#### [What this task involves]
Write out again, word for word, the lines below from the line that holds "Emit a Python" through the line that holds "import seaborn as sns", omitting pictures.

#### [Raw records]

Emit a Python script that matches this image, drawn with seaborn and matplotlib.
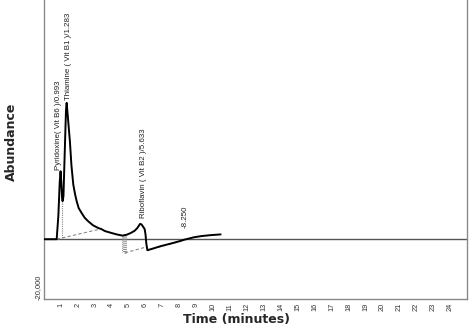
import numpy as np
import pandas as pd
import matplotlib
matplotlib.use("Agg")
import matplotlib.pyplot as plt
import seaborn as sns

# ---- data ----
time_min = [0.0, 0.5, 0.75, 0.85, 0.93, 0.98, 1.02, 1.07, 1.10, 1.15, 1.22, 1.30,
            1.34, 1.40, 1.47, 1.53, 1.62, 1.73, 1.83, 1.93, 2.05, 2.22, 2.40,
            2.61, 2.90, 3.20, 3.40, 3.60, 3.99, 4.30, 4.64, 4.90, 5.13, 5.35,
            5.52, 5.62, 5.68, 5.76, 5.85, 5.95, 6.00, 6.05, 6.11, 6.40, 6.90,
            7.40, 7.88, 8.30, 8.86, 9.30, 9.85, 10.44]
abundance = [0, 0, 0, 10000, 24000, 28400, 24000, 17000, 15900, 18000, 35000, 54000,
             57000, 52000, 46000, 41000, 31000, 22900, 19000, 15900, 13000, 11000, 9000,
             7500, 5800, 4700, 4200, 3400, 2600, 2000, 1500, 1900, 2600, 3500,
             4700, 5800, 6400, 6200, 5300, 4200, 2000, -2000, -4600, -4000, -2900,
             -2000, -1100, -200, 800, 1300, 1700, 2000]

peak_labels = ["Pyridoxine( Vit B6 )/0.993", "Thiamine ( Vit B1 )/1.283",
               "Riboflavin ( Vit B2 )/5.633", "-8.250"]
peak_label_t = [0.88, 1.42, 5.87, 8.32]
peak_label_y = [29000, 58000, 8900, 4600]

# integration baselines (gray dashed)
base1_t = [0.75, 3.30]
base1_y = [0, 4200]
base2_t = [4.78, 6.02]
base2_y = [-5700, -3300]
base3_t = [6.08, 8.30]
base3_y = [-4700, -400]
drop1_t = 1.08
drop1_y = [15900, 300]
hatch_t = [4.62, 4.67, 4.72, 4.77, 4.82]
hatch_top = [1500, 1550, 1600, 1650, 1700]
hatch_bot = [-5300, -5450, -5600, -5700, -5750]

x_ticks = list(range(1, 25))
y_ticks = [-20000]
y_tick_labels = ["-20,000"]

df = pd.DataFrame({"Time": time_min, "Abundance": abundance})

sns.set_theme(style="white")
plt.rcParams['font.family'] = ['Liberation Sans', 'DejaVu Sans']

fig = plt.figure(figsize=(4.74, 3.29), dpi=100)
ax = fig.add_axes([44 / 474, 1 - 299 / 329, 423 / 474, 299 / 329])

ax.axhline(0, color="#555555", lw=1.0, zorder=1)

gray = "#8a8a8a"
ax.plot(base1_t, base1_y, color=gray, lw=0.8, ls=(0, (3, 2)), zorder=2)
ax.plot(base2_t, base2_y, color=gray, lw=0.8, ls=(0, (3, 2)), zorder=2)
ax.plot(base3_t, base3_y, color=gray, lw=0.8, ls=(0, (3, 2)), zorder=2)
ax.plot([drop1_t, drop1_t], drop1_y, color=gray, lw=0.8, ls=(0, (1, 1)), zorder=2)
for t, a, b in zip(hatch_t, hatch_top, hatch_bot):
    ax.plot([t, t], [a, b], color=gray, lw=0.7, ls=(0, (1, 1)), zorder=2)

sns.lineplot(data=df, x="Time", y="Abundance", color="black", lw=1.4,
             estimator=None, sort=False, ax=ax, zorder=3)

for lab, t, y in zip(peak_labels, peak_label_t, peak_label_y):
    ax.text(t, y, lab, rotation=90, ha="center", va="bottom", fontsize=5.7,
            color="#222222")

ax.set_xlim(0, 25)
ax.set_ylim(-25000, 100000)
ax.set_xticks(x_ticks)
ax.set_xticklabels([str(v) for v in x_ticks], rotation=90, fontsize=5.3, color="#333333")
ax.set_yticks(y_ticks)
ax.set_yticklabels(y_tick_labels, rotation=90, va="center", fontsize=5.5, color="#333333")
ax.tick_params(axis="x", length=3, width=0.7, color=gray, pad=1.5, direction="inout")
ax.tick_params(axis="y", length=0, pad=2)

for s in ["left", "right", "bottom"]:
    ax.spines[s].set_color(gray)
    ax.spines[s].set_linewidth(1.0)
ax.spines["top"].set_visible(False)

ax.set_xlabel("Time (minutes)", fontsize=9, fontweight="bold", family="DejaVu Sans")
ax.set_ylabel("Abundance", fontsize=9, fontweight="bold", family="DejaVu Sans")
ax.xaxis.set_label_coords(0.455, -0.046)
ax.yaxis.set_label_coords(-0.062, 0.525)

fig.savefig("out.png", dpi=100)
--
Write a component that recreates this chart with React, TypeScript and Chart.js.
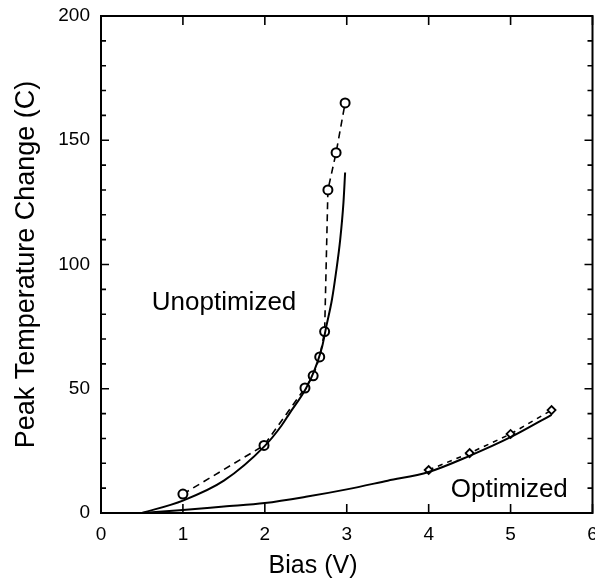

#### [Answer to this task]
Emit a Python script that matches this image, drawn with seaborn and matplotlib.
import numpy as np
import pandas as pd
import matplotlib
matplotlib.use("Agg")
import matplotlib.pyplot as plt
import seaborn as sns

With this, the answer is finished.